### Given instruction
Take every line from the listing below that contains "this".

[Plotting code records]
## START

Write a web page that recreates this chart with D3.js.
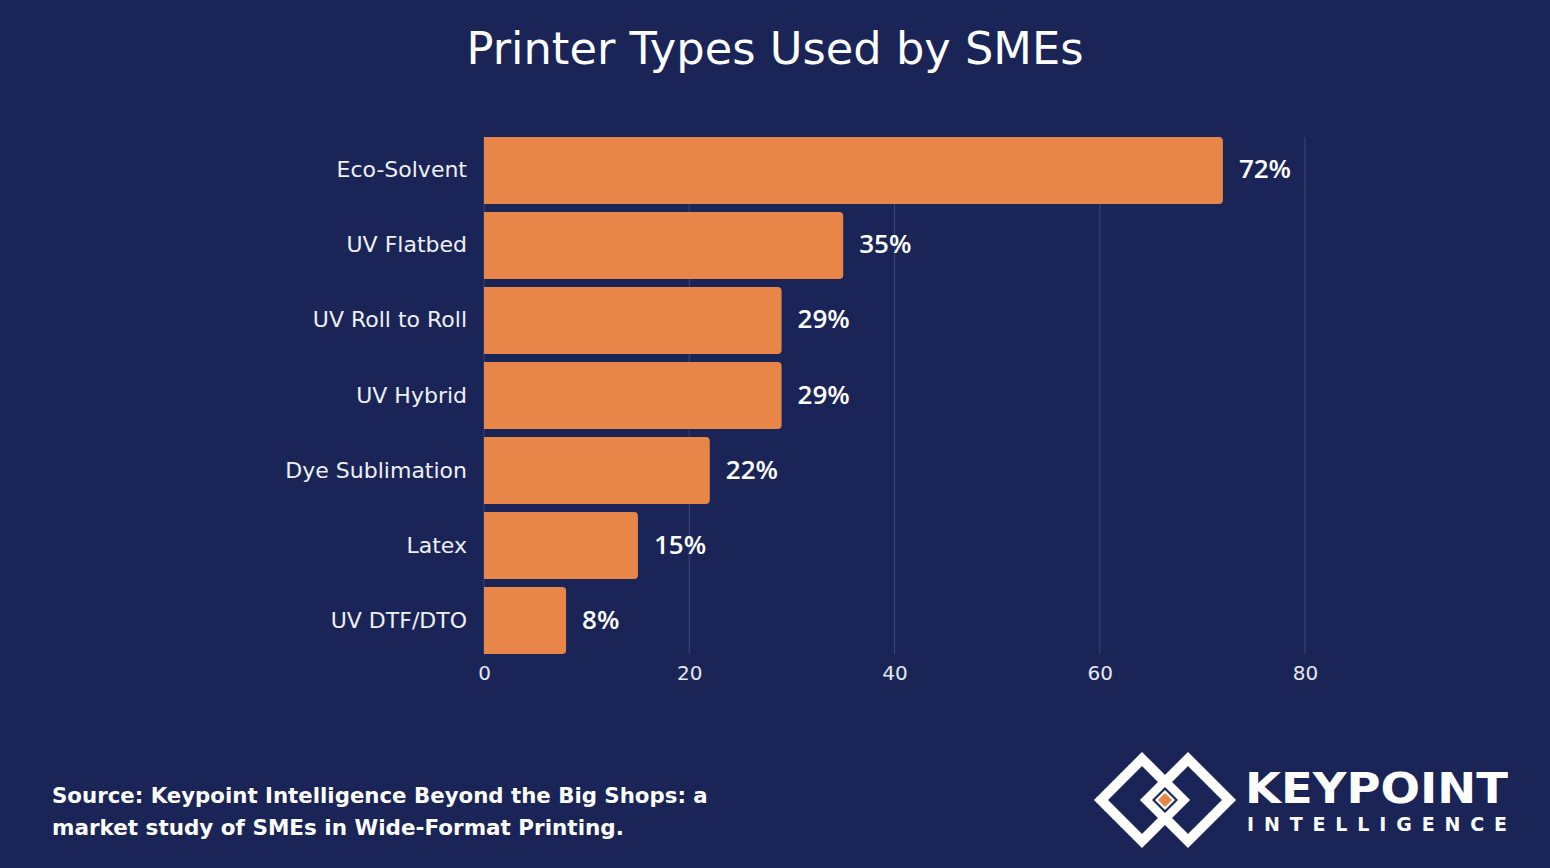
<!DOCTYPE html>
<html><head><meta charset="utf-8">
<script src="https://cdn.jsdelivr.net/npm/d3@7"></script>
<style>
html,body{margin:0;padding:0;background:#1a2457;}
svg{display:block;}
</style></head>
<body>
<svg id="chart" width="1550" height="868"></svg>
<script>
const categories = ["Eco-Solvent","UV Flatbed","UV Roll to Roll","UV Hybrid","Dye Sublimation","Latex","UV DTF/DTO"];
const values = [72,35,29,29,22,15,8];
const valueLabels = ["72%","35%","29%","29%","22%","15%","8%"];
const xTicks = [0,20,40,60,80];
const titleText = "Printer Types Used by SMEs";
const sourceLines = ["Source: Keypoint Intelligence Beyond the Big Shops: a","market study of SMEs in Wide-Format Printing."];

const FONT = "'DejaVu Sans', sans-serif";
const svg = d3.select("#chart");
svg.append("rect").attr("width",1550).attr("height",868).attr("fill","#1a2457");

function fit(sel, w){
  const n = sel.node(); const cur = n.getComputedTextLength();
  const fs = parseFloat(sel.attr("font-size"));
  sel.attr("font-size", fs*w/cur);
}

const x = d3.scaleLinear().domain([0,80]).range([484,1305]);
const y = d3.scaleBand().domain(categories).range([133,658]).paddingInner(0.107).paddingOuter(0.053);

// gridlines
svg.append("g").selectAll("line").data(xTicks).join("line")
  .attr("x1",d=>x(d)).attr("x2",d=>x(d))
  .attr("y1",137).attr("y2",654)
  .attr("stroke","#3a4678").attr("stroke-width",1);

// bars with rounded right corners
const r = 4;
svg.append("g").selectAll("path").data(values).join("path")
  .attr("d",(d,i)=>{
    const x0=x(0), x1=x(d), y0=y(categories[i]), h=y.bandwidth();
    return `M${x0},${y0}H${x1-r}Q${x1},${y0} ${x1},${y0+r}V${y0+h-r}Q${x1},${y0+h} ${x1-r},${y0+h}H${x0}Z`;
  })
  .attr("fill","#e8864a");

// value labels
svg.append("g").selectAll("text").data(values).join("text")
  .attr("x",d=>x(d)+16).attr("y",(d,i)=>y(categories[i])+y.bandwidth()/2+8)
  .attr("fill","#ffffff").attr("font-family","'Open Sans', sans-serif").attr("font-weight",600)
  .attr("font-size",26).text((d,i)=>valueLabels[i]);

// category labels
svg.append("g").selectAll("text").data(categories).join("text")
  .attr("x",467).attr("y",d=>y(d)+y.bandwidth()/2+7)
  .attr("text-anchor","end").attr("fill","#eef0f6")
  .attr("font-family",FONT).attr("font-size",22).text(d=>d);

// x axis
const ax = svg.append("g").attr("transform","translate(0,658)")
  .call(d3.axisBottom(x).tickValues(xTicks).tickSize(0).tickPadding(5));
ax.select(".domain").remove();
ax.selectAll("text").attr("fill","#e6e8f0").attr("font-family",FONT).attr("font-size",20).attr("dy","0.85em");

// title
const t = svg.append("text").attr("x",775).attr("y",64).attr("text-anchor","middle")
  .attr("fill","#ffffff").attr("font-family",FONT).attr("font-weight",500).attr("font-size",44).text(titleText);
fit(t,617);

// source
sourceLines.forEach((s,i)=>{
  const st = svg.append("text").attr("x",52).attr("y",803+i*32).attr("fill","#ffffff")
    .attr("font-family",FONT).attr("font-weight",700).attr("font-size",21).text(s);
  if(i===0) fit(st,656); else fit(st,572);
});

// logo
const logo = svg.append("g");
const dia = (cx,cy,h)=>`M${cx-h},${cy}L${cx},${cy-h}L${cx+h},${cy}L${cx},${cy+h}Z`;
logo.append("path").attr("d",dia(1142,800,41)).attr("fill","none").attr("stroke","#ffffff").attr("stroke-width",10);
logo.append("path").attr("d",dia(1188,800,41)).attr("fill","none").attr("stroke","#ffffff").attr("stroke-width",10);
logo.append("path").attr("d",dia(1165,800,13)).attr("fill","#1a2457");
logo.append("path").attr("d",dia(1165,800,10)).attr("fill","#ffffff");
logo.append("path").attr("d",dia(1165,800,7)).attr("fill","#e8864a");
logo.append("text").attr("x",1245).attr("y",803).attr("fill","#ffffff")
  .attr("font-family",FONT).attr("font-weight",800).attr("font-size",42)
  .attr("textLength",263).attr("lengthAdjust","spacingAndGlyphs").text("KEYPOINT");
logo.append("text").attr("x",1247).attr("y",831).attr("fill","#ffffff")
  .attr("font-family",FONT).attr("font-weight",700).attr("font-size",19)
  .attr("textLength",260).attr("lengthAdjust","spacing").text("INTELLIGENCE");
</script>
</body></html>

## END
## START

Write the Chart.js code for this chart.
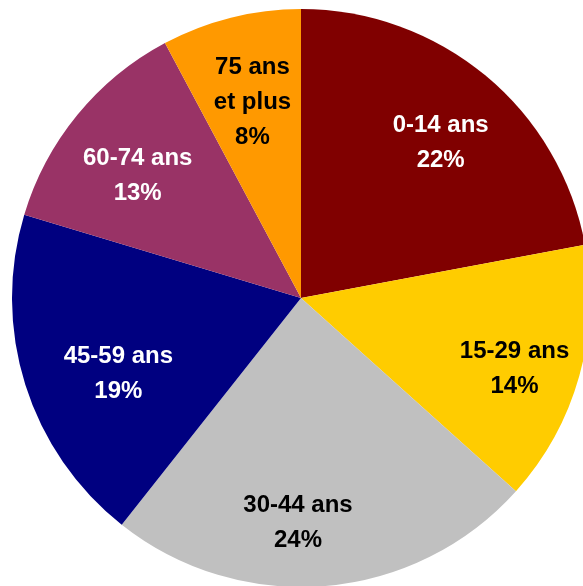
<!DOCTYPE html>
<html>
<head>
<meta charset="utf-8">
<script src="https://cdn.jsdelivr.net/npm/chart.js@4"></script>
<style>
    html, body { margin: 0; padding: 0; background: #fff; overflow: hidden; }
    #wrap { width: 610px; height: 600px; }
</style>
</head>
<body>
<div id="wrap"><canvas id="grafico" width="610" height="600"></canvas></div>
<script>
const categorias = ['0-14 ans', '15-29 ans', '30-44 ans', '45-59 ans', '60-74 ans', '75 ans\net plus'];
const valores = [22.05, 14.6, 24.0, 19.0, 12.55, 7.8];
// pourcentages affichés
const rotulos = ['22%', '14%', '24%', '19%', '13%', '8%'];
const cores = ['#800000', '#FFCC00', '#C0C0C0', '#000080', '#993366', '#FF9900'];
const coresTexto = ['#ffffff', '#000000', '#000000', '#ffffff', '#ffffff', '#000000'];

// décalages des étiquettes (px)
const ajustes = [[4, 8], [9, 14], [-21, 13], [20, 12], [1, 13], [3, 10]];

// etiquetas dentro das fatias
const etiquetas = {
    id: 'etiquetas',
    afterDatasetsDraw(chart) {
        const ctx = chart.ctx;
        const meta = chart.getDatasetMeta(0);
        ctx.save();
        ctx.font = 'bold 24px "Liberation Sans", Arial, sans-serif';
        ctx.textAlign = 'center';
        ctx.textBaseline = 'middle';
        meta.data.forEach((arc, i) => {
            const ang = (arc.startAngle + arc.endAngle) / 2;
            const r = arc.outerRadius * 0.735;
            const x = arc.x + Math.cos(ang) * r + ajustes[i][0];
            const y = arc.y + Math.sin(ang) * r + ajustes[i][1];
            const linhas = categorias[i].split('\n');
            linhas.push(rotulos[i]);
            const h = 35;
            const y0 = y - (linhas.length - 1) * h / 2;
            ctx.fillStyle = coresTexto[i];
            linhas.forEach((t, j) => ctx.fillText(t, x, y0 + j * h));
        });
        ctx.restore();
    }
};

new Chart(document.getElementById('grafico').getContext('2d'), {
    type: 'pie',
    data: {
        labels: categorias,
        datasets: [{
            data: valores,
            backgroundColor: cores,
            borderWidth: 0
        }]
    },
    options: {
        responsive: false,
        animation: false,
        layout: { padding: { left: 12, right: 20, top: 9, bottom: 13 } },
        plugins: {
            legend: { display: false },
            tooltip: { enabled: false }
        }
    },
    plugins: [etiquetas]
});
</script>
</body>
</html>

## END

### Correct answer
Write a web page that recreates this chart with D3.js.
Write the Chart.js code for this chart.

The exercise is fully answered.